• _EXCERPTED RECORDS_
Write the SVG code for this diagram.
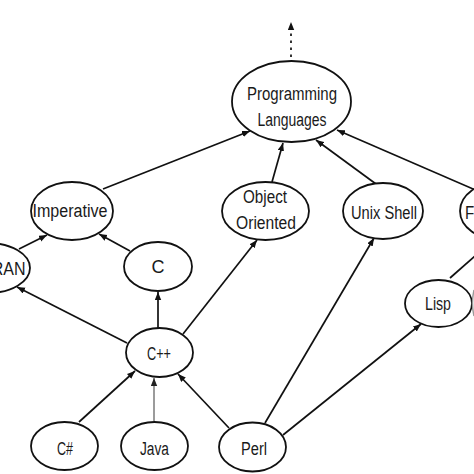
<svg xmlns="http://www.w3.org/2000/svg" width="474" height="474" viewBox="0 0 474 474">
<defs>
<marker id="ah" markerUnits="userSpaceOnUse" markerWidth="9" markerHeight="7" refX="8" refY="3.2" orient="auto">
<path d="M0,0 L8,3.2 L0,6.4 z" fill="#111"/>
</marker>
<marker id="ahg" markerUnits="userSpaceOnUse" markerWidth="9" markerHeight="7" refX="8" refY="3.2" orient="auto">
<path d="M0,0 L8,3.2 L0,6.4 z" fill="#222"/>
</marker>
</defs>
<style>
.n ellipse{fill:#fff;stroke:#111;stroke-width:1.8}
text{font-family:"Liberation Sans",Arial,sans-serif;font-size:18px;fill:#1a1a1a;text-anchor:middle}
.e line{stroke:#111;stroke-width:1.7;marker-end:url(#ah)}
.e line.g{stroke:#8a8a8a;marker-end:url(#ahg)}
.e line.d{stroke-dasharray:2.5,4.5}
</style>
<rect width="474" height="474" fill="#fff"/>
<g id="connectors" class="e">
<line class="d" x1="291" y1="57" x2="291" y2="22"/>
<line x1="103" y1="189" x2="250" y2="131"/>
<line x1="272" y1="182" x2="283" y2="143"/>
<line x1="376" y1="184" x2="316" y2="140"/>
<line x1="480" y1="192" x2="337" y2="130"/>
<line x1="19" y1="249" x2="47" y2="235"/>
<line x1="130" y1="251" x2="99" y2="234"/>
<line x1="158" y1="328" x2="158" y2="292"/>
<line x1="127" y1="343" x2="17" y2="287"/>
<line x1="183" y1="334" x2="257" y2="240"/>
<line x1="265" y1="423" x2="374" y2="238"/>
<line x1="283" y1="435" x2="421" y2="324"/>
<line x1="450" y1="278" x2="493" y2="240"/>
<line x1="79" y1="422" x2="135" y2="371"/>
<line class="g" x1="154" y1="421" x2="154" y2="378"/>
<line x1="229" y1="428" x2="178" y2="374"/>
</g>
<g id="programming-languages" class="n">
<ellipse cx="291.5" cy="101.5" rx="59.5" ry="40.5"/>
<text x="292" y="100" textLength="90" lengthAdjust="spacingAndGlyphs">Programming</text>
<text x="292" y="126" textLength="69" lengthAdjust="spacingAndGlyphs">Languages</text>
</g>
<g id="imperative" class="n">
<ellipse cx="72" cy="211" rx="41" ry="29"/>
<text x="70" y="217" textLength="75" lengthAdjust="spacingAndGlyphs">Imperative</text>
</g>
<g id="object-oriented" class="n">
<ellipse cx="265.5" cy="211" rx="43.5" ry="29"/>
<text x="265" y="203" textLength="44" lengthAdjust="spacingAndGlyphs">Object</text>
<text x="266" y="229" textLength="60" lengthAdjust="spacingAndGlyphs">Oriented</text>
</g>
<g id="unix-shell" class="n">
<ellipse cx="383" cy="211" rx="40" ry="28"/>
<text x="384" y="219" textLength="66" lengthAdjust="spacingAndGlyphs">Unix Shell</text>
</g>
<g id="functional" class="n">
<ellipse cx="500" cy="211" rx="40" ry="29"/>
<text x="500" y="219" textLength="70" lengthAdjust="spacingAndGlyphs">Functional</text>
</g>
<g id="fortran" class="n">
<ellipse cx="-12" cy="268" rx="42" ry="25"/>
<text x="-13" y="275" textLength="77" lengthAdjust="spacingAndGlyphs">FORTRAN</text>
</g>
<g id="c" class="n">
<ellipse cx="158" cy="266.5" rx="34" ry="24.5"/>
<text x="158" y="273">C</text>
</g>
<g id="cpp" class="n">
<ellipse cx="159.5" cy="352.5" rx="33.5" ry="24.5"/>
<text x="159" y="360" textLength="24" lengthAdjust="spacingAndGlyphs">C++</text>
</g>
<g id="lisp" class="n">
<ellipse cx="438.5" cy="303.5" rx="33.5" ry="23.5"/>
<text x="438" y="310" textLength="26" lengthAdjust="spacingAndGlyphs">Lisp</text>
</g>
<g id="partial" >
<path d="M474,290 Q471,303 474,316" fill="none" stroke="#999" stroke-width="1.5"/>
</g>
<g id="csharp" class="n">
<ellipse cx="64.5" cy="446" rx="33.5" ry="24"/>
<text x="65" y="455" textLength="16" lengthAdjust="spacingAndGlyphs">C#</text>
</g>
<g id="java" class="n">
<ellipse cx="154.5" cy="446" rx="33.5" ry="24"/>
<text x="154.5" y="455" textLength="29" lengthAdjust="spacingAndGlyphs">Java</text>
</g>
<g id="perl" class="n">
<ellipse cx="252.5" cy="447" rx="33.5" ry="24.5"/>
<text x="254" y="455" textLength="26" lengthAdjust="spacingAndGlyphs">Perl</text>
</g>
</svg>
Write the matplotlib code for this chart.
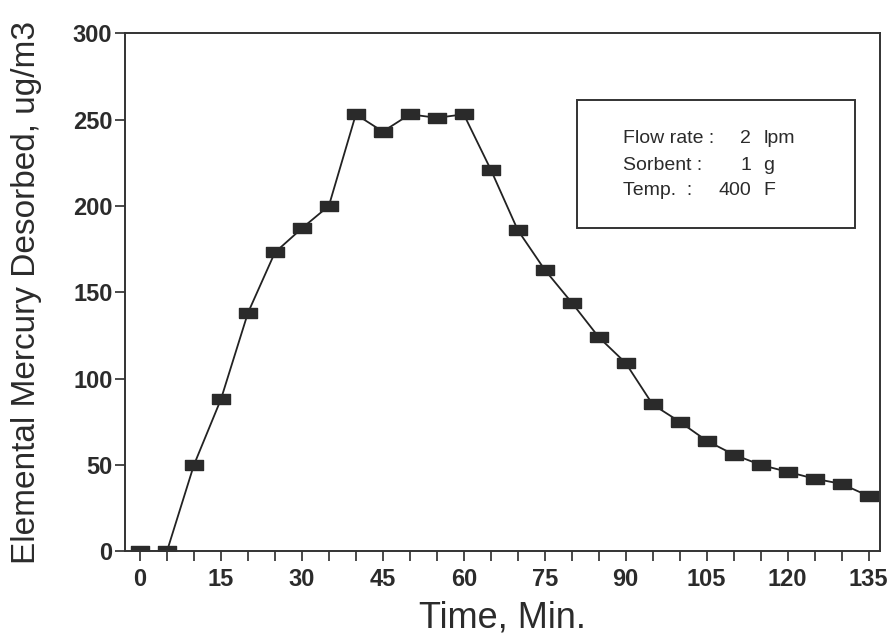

• _WHAT IS EXPECTED_
Reproduce the entries above exactly. Do not include the images.

• _TASK OUTPUT_
Write the SVG code for this diagram.
<svg xmlns="http://www.w3.org/2000/svg" width="474" height="474" viewBox="0 0 474 474">
<defs>
<marker id="ah" markerUnits="userSpaceOnUse" markerWidth="9" markerHeight="7" refX="8" refY="3.2" orient="auto">
<path d="M0,0 L8,3.2 L0,6.4 z" fill="#111"/>
</marker>
<marker id="ahg" markerUnits="userSpaceOnUse" markerWidth="9" markerHeight="7" refX="8" refY="3.2" orient="auto">
<path d="M0,0 L8,3.2 L0,6.4 z" fill="#222"/>
</marker>
</defs>
<style>
.n ellipse{fill:#fff;stroke:#111;stroke-width:1.8}
text{font-family:"Liberation Sans",Arial,sans-serif;font-size:18px;fill:#1a1a1a;text-anchor:middle}
.e line{stroke:#111;stroke-width:1.7;marker-end:url(#ah)}
.e line.g{stroke:#8a8a8a;marker-end:url(#ahg)}
.e line.d{stroke-dasharray:2.5,4.5}
</style>
<rect width="474" height="474" fill="#fff"/>
<g id="connectors" class="e">
<line class="d" x1="291" y1="57" x2="291" y2="22"/>
<line x1="103" y1="189" x2="250" y2="131"/>
<line x1="272" y1="182" x2="283" y2="143"/>
<line x1="376" y1="184" x2="316" y2="140"/>
<line x1="480" y1="192" x2="337" y2="130"/>
<line x1="19" y1="249" x2="47" y2="235"/>
<line x1="130" y1="251" x2="99" y2="234"/>
<line x1="158" y1="328" x2="158" y2="292"/>
<line x1="127" y1="343" x2="17" y2="287"/>
<line x1="183" y1="334" x2="257" y2="240"/>
<line x1="265" y1="423" x2="374" y2="238"/>
<line x1="283" y1="435" x2="421" y2="324"/>
<line x1="450" y1="278" x2="493" y2="240"/>
<line x1="79" y1="422" x2="135" y2="371"/>
<line class="g" x1="154" y1="421" x2="154" y2="378"/>
<line x1="229" y1="428" x2="178" y2="374"/>
</g>
<g id="programming-languages" class="n">
<ellipse cx="291.5" cy="101.5" rx="59.5" ry="40.5"/>
<text x="292" y="100" textLength="90" lengthAdjust="spacingAndGlyphs">Programming</text>
<text x="292" y="126" textLength="69" lengthAdjust="spacingAndGlyphs">Languages</text>
</g>
<g id="imperative" class="n">
<ellipse cx="72" cy="211" rx="41" ry="29"/>
<text x="70" y="217" textLength="75" lengthAdjust="spacingAndGlyphs">Imperative</text>
</g>
<g id="object-oriented" class="n">
<ellipse cx="265.5" cy="211" rx="43.5" ry="29"/>
<text x="265" y="203" textLength="44" lengthAdjust="spacingAndGlyphs">Object</text>
<text x="266" y="229" textLength="60" lengthAdjust="spacingAndGlyphs">Oriented</text>
</g>
<g id="unix-shell" class="n">
<ellipse cx="383" cy="211" rx="40" ry="28"/>
<text x="384" y="219" textLength="66" lengthAdjust="spacingAndGlyphs">Unix Shell</text>
</g>
<g id="functional" class="n">
<ellipse cx="500" cy="211" rx="40" ry="29"/>
<text x="500" y="219" textLength="70" lengthAdjust="spacingAndGlyphs">Functional</text>
</g>
<g id="fortran" class="n">
<ellipse cx="-12" cy="268" rx="42" ry="25"/>
<text x="-13" y="275" textLength="77" lengthAdjust="spacingAndGlyphs">FORTRAN</text>
</g>
<g id="c" class="n">
<ellipse cx="158" cy="266.5" rx="34" ry="24.5"/>
<text x="158" y="273">C</text>
</g>
<g id="cpp" class="n">
<ellipse cx="159.5" cy="352.5" rx="33.5" ry="24.5"/>
<text x="159" y="360" textLength="24" lengthAdjust="spacingAndGlyphs">C++</text>
</g>
<g id="lisp" class="n">
<ellipse cx="438.5" cy="303.5" rx="33.5" ry="23.5"/>
<text x="438" y="310" textLength="26" lengthAdjust="spacingAndGlyphs">Lisp</text>
</g>
<g id="partial" >
<path d="M474,290 Q471,303 474,316" fill="none" stroke="#999" stroke-width="1.5"/>
</g>
<g id="csharp" class="n">
<ellipse cx="64.5" cy="446" rx="33.5" ry="24"/>
<text x="65" y="455" textLength="16" lengthAdjust="spacingAndGlyphs">C#</text>
</g>
<g id="java" class="n">
<ellipse cx="154.5" cy="446" rx="33.5" ry="24"/>
<text x="154.5" y="455" textLength="29" lengthAdjust="spacingAndGlyphs">Java</text>
</g>
<g id="perl" class="n">
<ellipse cx="252.5" cy="447" rx="33.5" ry="24.5"/>
<text x="254" y="455" textLength="26" lengthAdjust="spacingAndGlyphs">Perl</text>
</g>
</svg>
Write the matplotlib code for this chart.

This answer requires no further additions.